At first, the Japanese mass media and most “political commentators (seiji hyoronka)” in the social elite group welcomed Pyongyang Agreement as a victory of Japanese diplomacy. Koizumi was hailed for taking an ambitious measure to make Japan the leader in shaping a new regional security framework and finally resolving the abduction issue. Some mass media even commented positively on the “frankness” and
“courage” of the North Korean leader in openly admitting and apologizing for the nation’s wrongdoing in the past, when other complicated issues have blocked a talk between the two nations for decades.
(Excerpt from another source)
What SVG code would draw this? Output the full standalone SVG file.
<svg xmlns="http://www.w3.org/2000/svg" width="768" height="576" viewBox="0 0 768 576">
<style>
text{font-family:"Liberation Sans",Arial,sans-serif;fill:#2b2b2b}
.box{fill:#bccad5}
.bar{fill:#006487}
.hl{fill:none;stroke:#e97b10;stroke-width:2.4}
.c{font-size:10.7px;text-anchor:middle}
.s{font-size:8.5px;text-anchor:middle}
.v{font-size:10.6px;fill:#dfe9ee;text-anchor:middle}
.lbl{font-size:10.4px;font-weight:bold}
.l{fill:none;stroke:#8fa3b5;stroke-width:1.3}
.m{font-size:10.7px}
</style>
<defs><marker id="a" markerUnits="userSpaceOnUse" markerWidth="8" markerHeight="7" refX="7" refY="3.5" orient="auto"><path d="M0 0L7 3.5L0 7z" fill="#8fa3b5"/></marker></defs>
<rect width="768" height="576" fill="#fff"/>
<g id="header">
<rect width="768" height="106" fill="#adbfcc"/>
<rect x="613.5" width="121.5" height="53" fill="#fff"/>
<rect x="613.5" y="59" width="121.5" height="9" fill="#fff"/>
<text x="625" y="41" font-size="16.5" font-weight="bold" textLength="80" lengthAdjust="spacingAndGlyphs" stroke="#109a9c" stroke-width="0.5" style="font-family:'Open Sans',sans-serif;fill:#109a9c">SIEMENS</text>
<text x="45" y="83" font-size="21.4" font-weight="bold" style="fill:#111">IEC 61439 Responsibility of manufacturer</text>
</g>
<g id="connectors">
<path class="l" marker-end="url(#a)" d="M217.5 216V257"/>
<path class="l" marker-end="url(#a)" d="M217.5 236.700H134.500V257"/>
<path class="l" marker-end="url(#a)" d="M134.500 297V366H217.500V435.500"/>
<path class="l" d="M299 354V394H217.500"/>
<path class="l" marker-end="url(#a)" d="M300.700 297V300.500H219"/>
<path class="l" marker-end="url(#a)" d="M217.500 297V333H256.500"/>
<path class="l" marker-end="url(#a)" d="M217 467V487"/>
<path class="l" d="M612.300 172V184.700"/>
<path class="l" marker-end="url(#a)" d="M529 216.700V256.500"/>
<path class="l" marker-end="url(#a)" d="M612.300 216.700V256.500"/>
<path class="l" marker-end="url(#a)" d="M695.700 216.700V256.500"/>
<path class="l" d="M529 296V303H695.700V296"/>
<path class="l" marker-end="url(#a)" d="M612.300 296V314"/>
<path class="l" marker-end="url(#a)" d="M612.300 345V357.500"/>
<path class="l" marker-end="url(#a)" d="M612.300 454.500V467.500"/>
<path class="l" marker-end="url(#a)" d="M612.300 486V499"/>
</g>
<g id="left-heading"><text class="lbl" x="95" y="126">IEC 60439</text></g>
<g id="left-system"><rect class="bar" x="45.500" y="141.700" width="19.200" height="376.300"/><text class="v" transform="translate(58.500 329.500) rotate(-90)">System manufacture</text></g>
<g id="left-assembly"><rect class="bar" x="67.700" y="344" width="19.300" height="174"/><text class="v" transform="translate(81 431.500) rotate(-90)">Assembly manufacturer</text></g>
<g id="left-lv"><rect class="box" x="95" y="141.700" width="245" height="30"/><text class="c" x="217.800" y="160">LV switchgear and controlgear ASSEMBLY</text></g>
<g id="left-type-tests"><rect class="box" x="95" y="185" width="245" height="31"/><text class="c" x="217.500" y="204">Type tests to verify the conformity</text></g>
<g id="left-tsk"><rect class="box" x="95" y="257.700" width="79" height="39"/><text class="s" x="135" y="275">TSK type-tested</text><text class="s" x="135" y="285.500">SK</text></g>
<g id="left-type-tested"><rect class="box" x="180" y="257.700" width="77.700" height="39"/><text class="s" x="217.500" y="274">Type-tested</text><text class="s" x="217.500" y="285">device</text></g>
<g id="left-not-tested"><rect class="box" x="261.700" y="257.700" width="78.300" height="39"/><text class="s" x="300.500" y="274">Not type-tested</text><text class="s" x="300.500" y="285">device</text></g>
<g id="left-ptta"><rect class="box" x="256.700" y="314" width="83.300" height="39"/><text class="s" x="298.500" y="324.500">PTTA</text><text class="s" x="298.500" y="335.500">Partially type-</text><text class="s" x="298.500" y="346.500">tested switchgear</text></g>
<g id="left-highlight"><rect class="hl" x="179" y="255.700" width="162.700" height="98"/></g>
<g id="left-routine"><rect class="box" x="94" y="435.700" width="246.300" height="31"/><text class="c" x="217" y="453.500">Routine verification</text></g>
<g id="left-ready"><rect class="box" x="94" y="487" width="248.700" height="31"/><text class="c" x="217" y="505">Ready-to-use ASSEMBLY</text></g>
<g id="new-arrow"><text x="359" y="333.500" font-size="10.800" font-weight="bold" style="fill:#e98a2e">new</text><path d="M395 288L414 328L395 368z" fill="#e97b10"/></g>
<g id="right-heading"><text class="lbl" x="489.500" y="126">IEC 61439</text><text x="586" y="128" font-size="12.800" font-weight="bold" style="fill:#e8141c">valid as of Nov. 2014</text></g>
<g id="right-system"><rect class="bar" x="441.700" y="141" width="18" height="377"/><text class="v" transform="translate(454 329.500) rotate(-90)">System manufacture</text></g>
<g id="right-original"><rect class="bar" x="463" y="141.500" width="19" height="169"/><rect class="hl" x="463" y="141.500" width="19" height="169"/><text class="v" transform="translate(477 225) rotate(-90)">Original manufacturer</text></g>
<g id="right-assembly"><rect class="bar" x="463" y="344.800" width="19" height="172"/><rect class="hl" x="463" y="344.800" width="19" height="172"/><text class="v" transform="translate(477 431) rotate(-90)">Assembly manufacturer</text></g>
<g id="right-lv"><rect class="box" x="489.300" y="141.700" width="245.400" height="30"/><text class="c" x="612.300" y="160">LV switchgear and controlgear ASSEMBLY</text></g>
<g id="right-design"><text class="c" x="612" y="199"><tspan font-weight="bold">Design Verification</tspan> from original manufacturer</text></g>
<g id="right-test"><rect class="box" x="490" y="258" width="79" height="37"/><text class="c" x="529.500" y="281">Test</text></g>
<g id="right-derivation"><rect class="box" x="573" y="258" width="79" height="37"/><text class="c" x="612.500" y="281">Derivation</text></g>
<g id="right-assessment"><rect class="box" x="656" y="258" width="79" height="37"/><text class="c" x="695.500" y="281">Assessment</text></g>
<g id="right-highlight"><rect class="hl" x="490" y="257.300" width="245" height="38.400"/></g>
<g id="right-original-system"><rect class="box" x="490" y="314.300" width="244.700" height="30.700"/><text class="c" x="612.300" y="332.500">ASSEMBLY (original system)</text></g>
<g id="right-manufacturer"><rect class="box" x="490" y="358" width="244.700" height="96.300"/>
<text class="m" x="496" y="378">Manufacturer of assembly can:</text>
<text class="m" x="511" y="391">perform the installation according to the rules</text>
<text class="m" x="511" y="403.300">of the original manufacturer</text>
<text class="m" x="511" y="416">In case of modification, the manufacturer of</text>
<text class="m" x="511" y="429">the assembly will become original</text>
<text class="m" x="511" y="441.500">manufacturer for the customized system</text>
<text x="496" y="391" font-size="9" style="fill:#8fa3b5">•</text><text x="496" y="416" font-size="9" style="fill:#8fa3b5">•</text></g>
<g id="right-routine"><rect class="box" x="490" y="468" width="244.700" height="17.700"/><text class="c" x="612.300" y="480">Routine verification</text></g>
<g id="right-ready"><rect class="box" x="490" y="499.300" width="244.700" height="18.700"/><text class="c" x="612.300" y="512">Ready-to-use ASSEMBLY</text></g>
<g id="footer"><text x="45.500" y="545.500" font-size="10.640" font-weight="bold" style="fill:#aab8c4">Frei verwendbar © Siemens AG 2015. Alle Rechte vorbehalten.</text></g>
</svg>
But right from the days following Koizumi’s visit, the Japanese society, although gradually, started to express a different reaction toward the abduction issue and the way Koizumi handled it. Although the significance of the Agreement in the international politics was of small relevance to ordinary Japanese, the kidnapping issue, understandably, had caused a genuine “shock” in an unprecedented scale; it was the first time for Post-World War II Japan to experience a foreign leader in Asia openly admitting and apologizing for the crime done against Japanese. Japanese society, in general, has long considered itself the oppressor in the pre-World War II regional history
and this understanding has had tremendous impact on forming the basis of post-war Japanese foreign policy. However, the society being exposed to the news of abduction issue provided, for the first time, an opportunity for Japan to reconsider such interpretation, since the fellow citizens had become the victims of a deliberate act by a nearby country. Moreover, the Japanese society was also shocked that their nation had done nothing to help these victims in the past. Scholars, politicians, and journalists started to point out that Japanese mentality of assuming only the peaceful posture to its neighbors after World War II had prevented any measure to investigate the case. Many in the society agreed with the argument and started to realize that the culture and the norm governing the national security policies in post-war Japan had been incapable of protecting its citizens. As the shock gradually turned toward the criticism of North Korea and to the national security culture of post-war Japan, some portions of the mass media, aided by certain social elite groups who had held a similar discontent toward the post-war norm in the past, but who previously had not enjoyed such massive social support for the lack of any hard case evidence to justify their claim, started to jumped onto this issue. They further stirred the emotions of the people by broadcasting what kind of evil society North Korea is in general and how naive the Japanese society has been in protecting the security of the nation and its citizens. As more social members clearly supported such stance, other mass media which previously held positive commentary about Pyongyang Agreement, or the ones that remained neutral at least, increasingly became the target of criticism and they were obliged to bandwagon with the general trend of the society hit by the North Korean abduction shock. Prime-time coverage about every aspect of North Korea in negative tones and the abduction issue filled the media everyday, and the public would not accept any stance that did not
openly express sympathy and anger on behalf of the social atmosphere. The movement was now taking the momentum.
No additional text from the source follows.